Except for the soloists and the drums I did everything on a keyboard. Which is funny because I still can’t properly play a keyboard, I wouldn’t perform with it. I would think of guitar spacing and then visualize it on the board. Usually I would take a few bars at a time, listen to it, figure out where it was on the piano, practice it, so I could play that one section, record, and then do the next part. 
It goes hand in hand with what I was doing on the last record, On Earth. Where I was exploring that approach with a Devo like backing, with the orchestration. I was working on this record at the same time as that one. I am much happier with the production on this one, my buddy Doug over at Jamdek mastered it.

Any release plans?

KA: The show is going to be interesting because I think it’s going to be a quartet. A live band version, playing the songs in more of a jazz setting. At Bernice’s in Bridgeport on January 10th. We’re actually going to do a jazz set and then a rock set back to back.

Any plans on releasing any of the other records you have in 2020?

KA: The one that I just finished is called Wilty Pleasures. It’s also a heavy synth arranged one, but it’s really 80s.
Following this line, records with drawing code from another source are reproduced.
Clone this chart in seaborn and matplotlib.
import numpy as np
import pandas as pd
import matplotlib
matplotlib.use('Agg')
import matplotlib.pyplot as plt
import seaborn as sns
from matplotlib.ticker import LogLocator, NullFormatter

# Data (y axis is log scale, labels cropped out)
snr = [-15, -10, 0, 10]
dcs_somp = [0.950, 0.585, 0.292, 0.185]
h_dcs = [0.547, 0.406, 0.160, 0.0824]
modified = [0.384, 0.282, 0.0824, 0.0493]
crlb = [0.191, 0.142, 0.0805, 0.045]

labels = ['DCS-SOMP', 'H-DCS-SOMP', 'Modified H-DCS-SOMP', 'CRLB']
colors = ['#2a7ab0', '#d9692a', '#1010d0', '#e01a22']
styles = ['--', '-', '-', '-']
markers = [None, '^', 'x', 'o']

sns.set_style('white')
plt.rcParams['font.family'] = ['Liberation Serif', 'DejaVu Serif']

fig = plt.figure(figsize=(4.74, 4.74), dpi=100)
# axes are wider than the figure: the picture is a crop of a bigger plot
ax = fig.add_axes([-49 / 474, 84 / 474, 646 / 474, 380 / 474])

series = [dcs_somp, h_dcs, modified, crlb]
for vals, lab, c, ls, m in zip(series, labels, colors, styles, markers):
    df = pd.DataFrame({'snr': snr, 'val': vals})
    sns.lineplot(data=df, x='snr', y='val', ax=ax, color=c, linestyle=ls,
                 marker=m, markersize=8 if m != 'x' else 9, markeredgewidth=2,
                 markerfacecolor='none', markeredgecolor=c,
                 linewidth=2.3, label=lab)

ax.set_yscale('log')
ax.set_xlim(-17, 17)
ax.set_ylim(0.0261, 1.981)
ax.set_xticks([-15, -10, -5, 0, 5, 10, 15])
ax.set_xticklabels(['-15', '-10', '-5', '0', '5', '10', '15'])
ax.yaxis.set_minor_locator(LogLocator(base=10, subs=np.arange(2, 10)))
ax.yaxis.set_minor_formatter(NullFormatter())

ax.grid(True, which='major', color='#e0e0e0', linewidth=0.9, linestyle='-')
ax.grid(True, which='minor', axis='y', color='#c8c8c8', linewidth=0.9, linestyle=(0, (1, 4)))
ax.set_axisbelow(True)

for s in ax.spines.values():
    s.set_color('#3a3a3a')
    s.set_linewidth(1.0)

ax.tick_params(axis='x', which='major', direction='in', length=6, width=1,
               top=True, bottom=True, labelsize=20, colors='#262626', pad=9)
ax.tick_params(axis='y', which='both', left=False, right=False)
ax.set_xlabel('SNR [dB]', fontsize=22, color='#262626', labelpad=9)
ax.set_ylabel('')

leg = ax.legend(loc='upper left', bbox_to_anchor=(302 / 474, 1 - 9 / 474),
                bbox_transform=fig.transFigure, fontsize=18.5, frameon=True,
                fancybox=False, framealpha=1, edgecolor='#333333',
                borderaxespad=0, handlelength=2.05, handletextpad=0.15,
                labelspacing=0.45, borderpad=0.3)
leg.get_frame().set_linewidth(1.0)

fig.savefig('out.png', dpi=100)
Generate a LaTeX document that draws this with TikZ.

It doesn’t really sound like Tears For Fears but that might have been where I started aesthetic wise. It’s almost like this record but not instrumental, using a lot of jazz chords. I think it’s a really hot record so I’m trying to figure out a capricious way of realising it. I’m much better at recording albums than releasing them. 
This one is through Midwest Action. They do a lot, but everyone has to be doing a bunch to make sure it works. 

That’s the game.

KA: And the thing this record is really about is listening, and the way that music can help you appreciate. But really it applies to everything. Listening to people talk, listening to silence. Music is a good way to get into it but we spend so much time talking and with noise and chatter. Even if you have music on, are you actually listening to it? One of the bigger things about music, when you talk about what is going on with music, is it’s listening first. That’s kind of the message that I wanted to implicitly weave into the record. How to apply listening when you're not listening to music. Music is maybe a way to wake you up to the idea of actually listening to something. When you put on Stravinsky, or Ellington, or Coltrane and you may space out, did you actually listen to what that person said musically or was there something else going on in your mind. Because every day is a challenge with that. With music you can open that up to what it means to be in a state where you are constantly listening, even when you’re talking you’re still listening. In any art you have to be listening. If you’re a painter you have to listen. It’s a state of receptiveness. It’s so easy, in an instant, to lose it.

Anything else to add?

KA: Look for a lot more to be coming. I keep thinking that hypothetically, one of these days, I’ll have settled on a sound. In one aspect, in the back of my mind, I would like to one day bring it together like a gourmet meal where you have all these flavors come together to create one whole. That can be done, where there is that middle ground where you are simultaneously rocking with that improvisational element but also that underlying relatable tune. That’s the goal. Sometimes I think I get there, that’s the dream.